A Side-by-Side Comparison: RSU vs. NSO vs. ISO Tax Treatment
This can get confusing, so here’s a simple table to help you visualize the key differences in how and when you are taxed.
| Equity Type | Taxed at Vesting? | Taxed at Exercise? | Taxed at Sale? | Primary Tax Type |
|---|---|---|---|---|
| RSU | Yes (Ordinary Income) | N/A | Yes (Capital Gains) | Ordinary Income + Capital Gains |
| NSO | No | Yes (Ordinary Income) | Yes (Capital Gains) | Ordinary Income + Capital Gains |
| ISO | No | Potentially (AMT) | Yes (Capital Gains) | Potentially just Long-Term Capital Gains |
Secrets to a Better Tax Outcome: My Playbook
Managing the taxes on vesting equity isn’t just about paying what you owe; it’s about making smart decisions to minimize your bill legally. Here are a few strategies I’ve learned, some the hard way.
- My Biggest Mistake: Ignoring the Withholding Shortfall. Early on, I trusted my company’s “sell to cover” to handle it. They withheld 22%, but my marginal tax bracket was 35%. Come April, I owed thousands I hadn’t planned for. Pro-Tip: Always calculate your estimated tax liability based on your *actual* marginal tax bracket and set aside extra cash or plan to sell more shares to cover the true cost.
- Develop a “Hold or Sell” Strategy in Advance. Don’t make emotional decisions on vesting day. Decide your strategy based on your financial goals and your belief in the company’s future. Do you sell immediately to diversify? Or hold for at least a year to get the long-term capital gains rate? Having a plan removes panic.
- Understand the 83(b) Election (For Early-Stage Employees). If you work at a very early-stage private startup and are granted stock (not options) with a very low valuation, an 83(b) election lets you pay income tax on that low value *upfront*, within 30 days of the grant. It’s a gamble. If the company succeeds, all future growth is taxed as capital gains. If it fails, you’ve paid tax on something that’s now worthless. This is an advanced move for specific situations.
- Model the AMT Impact for ISOs. If you have ISOs, you cannot ignore the Alternative Minimum Tax. Use an online calculator or, better yet, work with a CPA to model what happens if you exercise your options. Sometimes exercising a smaller amount each year can keep you from triggering the AMT.
Frequently Asked Questions
What happens if I leave my company before my shares vest?
If you leave your company, you forfeit any unvested stock or options. They simply disappear. You only keep what has already vested as of your last day of employment.
Is the grant price or the fair market value used for taxes?
For RSUs and NSOs, the Fair Market Value (FMV) on the day of vesting or exercise is what determines your ordinary income. The grant price is primarily relevant for stock options, as it determines your purchase price and eventual profit.
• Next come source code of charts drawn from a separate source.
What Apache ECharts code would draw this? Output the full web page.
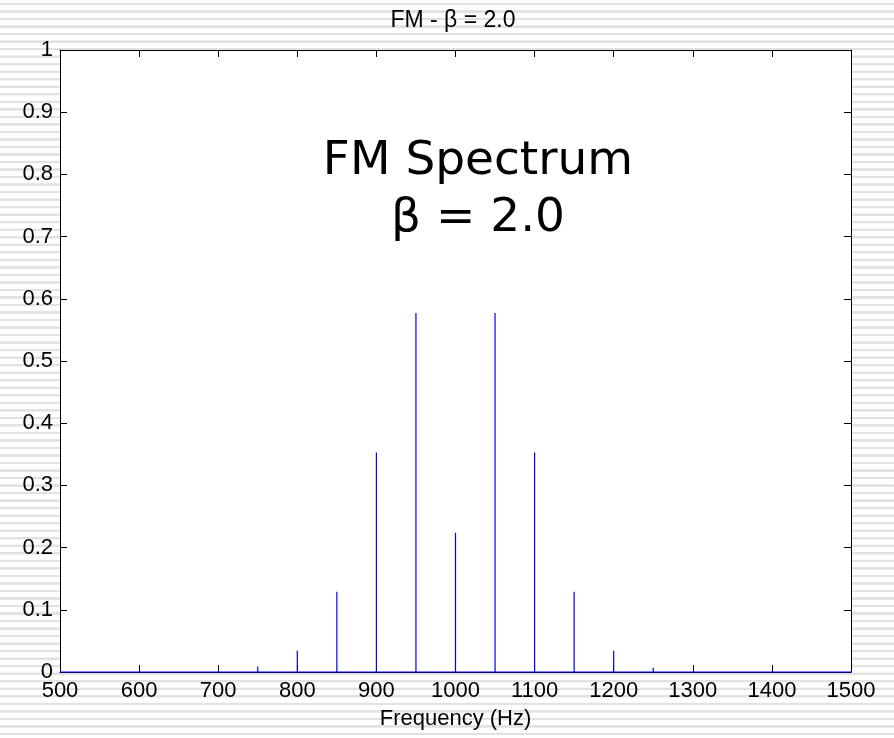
<!DOCTYPE html>
<html>
<head>
<meta charset="utf-8">
<script src="https://cdn.jsdelivr.net/npm/echarts@6/dist/echarts.min.js"></script>
<style>
  html, body { margin: 0; padding: 0; }
  body {
    width: 894px; height: 738px; overflow: hidden;
    background: repeating-linear-gradient(to bottom,
      #ffffff 0px, #ffffff 2.6px,
      #e2e2e2 3px, #e2e2e2 5px,
      #ffffff 5.4px, #ffffff 7.525px);
  }
  #chart { width: 894px; height: 738px; }
</style>
</head>
<body>
<div id="chart"></div>
<script>
// Spectral line frequencies (Hz) and their amplitudes for an FM tone, beta = 2.0
const lineFreqs = [750, 800, 850, 900, 950, 1000, 1050, 1100, 1150, 1200, 1250, 1350];
const lineAmps  = [0.009, 0.034, 0.129, 0.353, 0.577, 0.224, 0.577, 0.353, 0.129, 0.034, 0.007, 0.003];

// Frequency span and axis ticks
const freqMin = 500, freqMax = 1500, freqStep = 100;
const ampMin = 0, ampMax = 1, ampStep = 0.1;

// Build the trace: a zero baseline with a vertical spike at each line
const trace = [[freqMin, 0]];
lineFreqs.forEach((f, i) => {
  trace.push([f, 0], [f, lineAmps[i]], [f, 0]);
});
trace.push([freqMax, 0]);

const font = '"Liberation Sans", Arial, sans-serif';
const axisCommon = {
  type: 'value',
  axisLine: { show: true, onZero: false, lineStyle: { color: '#000', width: 1 } },
  axisTick: { show: true, inside: true, length: 7, lineStyle: { color: '#000', width: 1 } },
  splitLine: { show: false }
};

const chart = echarts.init(document.getElementById('chart'), null, { renderer: 'canvas' });
chart.setOption({
  animation: false,
  grid: { left: 60, right: 43, top: 50, bottom: 66, show: true, backgroundColor: '#ffffff', borderWidth: 0 },
  xAxis: [
    Object.assign({}, axisCommon, {
      position: 'bottom', min: freqMin, max: freqMax, interval: freqStep,
      axisLabel: { show: true, margin: 8, color: '#000', fontSize: 22, fontFamily: font,
        formatter: v => String(v) },
      name: 'Frequency (Hz)', nameLocation: 'middle', nameGap: 36,
      nameTextStyle: { color: '#000', fontSize: 22, fontFamily: font }
    }),
    Object.assign({}, axisCommon, {
      position: 'top', min: freqMin, max: freqMax, interval: freqStep,
      axisLabel: { show: false }
    })
  ],
  yAxis: [
    Object.assign({}, axisCommon, {
      position: 'left', min: ampMin, max: ampMax, interval: ampStep,
      axisLabel: { show: true, margin: 7, color: '#000', fontSize: 22, fontFamily: font,
        formatter: v => (Math.round(v * 10) / 10).toString() }
    }),
    Object.assign({}, axisCommon, {
      position: 'right', min: ampMin, max: ampMax, interval: ampStep,
      axisLabel: { show: false }
    })
  ],
  series: [{
    type: 'line',
    xAxisIndex: 0, yAxisIndex: 0,
    data: trace,
    showSymbol: false,
    z: 5,
    lineStyle: { color: '#0000ff', width: 1.2 },
    clip: false
  }],
  graphic: [
    {
      type: 'text', x: 453, y: 21, z: 10,
      style: { text: 'FM - β = 2.0', fill: '#000', font: '23px ' + font,
        textAlign: 'center', textVerticalAlign: 'middle' }
    },
    {
      type: 'text', x: 478, y: 162, z: 10,
      style: { text: 'FM Spectrum', fill: '#000', font: '47px "DejaVu Sans", sans-serif',
        textAlign: 'center', textVerticalAlign: 'middle' }
    },
    {
      type: 'text', x: 478, y: 219, z: 10,
      style: { text: 'β = 2.0', fill: '#000', font: '47px "DejaVu Sans", sans-serif',
        textAlign: 'center', textVerticalAlign: 'middle' }
    }
  ]
});
</script>
</body>
</html>
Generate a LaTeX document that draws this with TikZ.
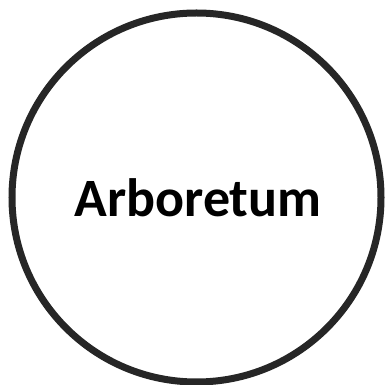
\documentclass[tikz,border=0pt]{standalone}
\usepackage{fontspec}
\setmainfont{Carlito}
\definecolor{ring}{HTML}{262626}
\tikzset{ringstyle/.style={draw=ring, line width=7pt, circle, minimum size=369pt, inner sep=0pt},
  labelstyle/.style={font=\fontsize{54}{60}\selectfont\bfseries, text=black, anchor=base, inner sep=0pt}}
\begin{document}
\begin{tikzpicture}[x=1pt,y=1pt]
\useasboundingbox (0,0) rectangle (384,385);
\node[ringstyle] (ring) at (196.5,187.5) {};
\node[labelstyle] (label) at (198,168) {Arboretum};
\end{tikzpicture}
\end{document}
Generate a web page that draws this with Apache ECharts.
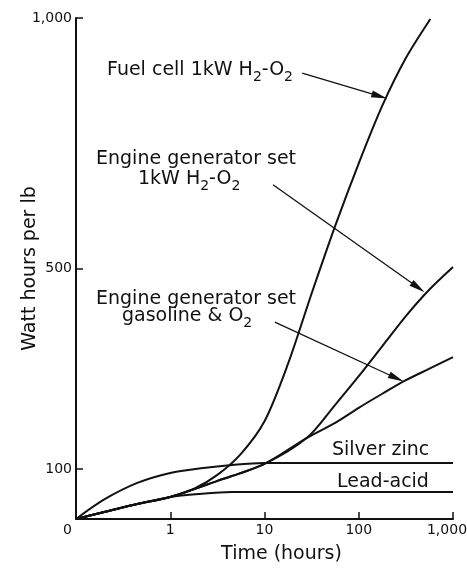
<!DOCTYPE html>
<html>
<head>
<meta charset="utf-8">
<script src="https://cdn.jsdelivr.net/npm/echarts@6/dist/echarts.min.js"></script>
<style>
html, body { margin: 0; padding: 0; background: #fff; }
#chart { width: 467px; height: 568px; }
</style>
</head>
<body>
<div id="chart"></div>
<script>
// x is in decade steps along the time axis: 0 -> 0 h, 1 -> 1 h, 2 -> 10 h, 3 -> 100 h, 4 -> 1,000 h
var timeLabels = ['0', '1', '10', '100', '1,000'];
var whTicks = [100, 500, 1000];

var fuelCell = [[0, 0], [0.3, 14], [0.65, 30], [1.0, 44], [1.25, 60], [1.5, 88], [1.75, 130], [2.0, 195],
  [2.25, 310], [2.5, 450], [2.75, 585], [3.0, 710], [3.25, 825], [3.5, 920], [3.76, 998]];
var engineH2 = [[0, 0], [0.3, 14], [0.65, 30], [1.0, 44], [1.5, 76], [2.0, 110], [2.45, 162], [2.75, 228],
  [3.0, 285], [3.25, 345], [3.5, 405], [3.75, 458], [4.0, 503]];
var engineGas = [[0, 0], [0.3, 14], [0.65, 30], [1.0, 44], [1.5, 76], [2.0, 110], [2.45, 162], [2.75, 192],
  [3.0, 222], [3.25, 250], [3.5, 277], [3.75, 300], [4.0, 323]];
var silverZinc = [[0, 0], [0.3, 39], [0.65, 72], [1.0, 92], [1.35, 102], [1.6, 107], [2.0, 112], [2.5, 112], [4.0, 112]];
var leadAcid = [[0, 0], [0.3, 14], [0.65, 30], [1.0, 44], [1.3, 50], [1.65, 54], [4.0, 54]];

// label arrows: [from, to] in axis units
var arrowFuel = [[2.4, 890], [3.22, 844]];
var arrowH2 = [[2.09, 667], [3.63, 462]];
var arrowGas = [[2.11, 393], [3.4, 281]];

var INK = '#111';
var FONT = 'DejaVu Sans';

var rich = {
  m: { fontFamily: FONT, fontSize: 19, lineHeight: 20, verticalAlign: 'top', color: INK },
  s: { fontFamily: FONT, fontSize: 14, lineHeight: 14, padding: [9, 0, 0, 0], verticalAlign: 'top', color: INK }
};

function label(x, y, text) {
  return {
    type: 'text', x: x, y: y, silent: true,
    style: { text: text, rich: rich, fill: INK, font: '19px ' + FONT, align: 'left', verticalAlign: 'top' }
  };
}

function arrow(pts) {
  return {
    silent: true,
    symbol: ['none', 'triangle'],
    symbolSize: [7, 16],
    label: { show: false },
    lineStyle: { color: INK, width: 1.3, type: 'solid' },
    emphasis: { disabled: true },
    data: [[{ coord: pts[0] }, { coord: pts[1] }]]
  };
}

function curve(name, data, marks) {
  var s = {
    name: name,
    type: 'line',
    data: data,
    smooth: 0.3,
    showSymbol: false,
    silent: true,
    lineStyle: { color: INK, width: 2 }
  };
  if (marks) s.markLine = marks;
  return s;
}

var myChart = echarts.init(document.getElementById('chart'));
var option = {
  animation: false,
  backgroundColor: '#fff',
  grid: { left: 76, right: 14, top: 18, bottom: 49, outerBoundsMode: 'none' },
  xAxis: {
    type: 'value',
    min: 0,
    max: 4,
    interval: 1,
    name: 'Time (hours)',
    nameLocation: 'middle',
    nameGap: 26,
    nameMoveOverlap: false,
    nameTextStyle: { fontFamily: FONT, fontSize: 19, color: INK, padding: [0, 0, 0, 34] },
    axisLine: { lineStyle: { color: INK, width: 2 } },
    axisTick: { inside: true, length: 7, lineStyle: { color: INK, width: 1.5 }, customValues: [1, 2, 3, 4] },
    axisLabel: {
      margin: 4,
      customValues: [0, 1, 2, 3, 4],
      fontFamily: FONT, fontSize: 14, color: INK,
      formatter: function (v) {
        var t = timeLabels[Math.round(v)];
        if (v === 0) return '{z|' + t + '}';
        if (v === 4) return '{e|' + t + '}';
        return t;
      },
      rich: {
        z: { fontFamily: FONT, fontSize: 14, color: INK, padding: [0, 17, 0, 0] },
        e: { fontFamily: FONT, fontSize: 14, color: INK, padding: [0, 12, 0, 0] }
      }
    },
    splitLine: { show: false }
  },
  yAxis: {
    type: 'value',
    min: 0,
    max: 1000,
    name: 'Watt hours per lb',
    nameLocation: 'middle',
    nameGap: 36,
    nameMoveOverlap: false,
    nameTextStyle: { fontFamily: FONT, fontSize: 19, color: INK },
    axisLine: { show: true, lineStyle: { color: INK, width: 2 } },
    axisTick: { show: true, inside: true, length: 7, lineStyle: { color: INK, width: 1.5 }, customValues: whTicks },
    axisLabel: {
      margin: 4,
      customValues: whTicks,
      fontFamily: FONT, fontSize: 14, color: INK,
      formatter: function (v) { return v === 1000 ? '1,000' : String(v); }
    },
    splitLine: { show: false }
  },
  series: [
    curve('Lead-acid', leadAcid),
    curve('Silver zinc', silverZinc),
    curve('Engine generator set gasoline & O2', engineGas, arrow(arrowGas)),
    curve('Engine generator set 1kW H2-O2', engineH2, arrow(arrowH2)),
    curve('Fuel cell 1kW H2-O2', fuelCell, arrow(arrowFuel))
  ],
  graphic: [
    label(107, 61, '{m|Fuel cell 1kW H}{s|2}{m|-O}{s|2}'),
    label(96, 150, '{m|Engine generator set}'),
    label(138, 170, '{m|1kW H}{s|2}{m|-O}{s|2}'),
    label(96, 290, '{m|Engine generator set}'),
    label(122, 307, '{m|gasoline & O}{s|2}'),
    label(332, 441, '{m|Silver zinc}'),
    label(337, 473, '{m|Lead-acid}')
  ]
};
myChart.setOption(option);
</script>
</body>
</html>
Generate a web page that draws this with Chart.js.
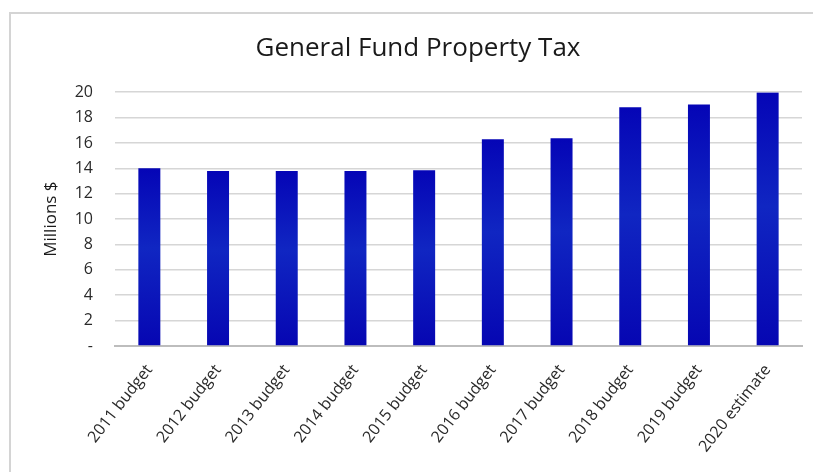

Can I lower my tax bill on vested shares?
The primary way to lower your tax rate is by holding the shares for more than a year after vesting/exercising to qualify for long-term capital gains upon sale. You can also offset gains by selling other investments at a loss, a strategy known as tax-loss harvesting.
When is the tax on my vested RSUs actually due?
The income tax is due in the quarter the shares vest. Your company typically remits a portion of this through withholding, but you may need to make quarterly estimated tax payments to the IRS to avoid underpayment penalties if the withholding is insufficient.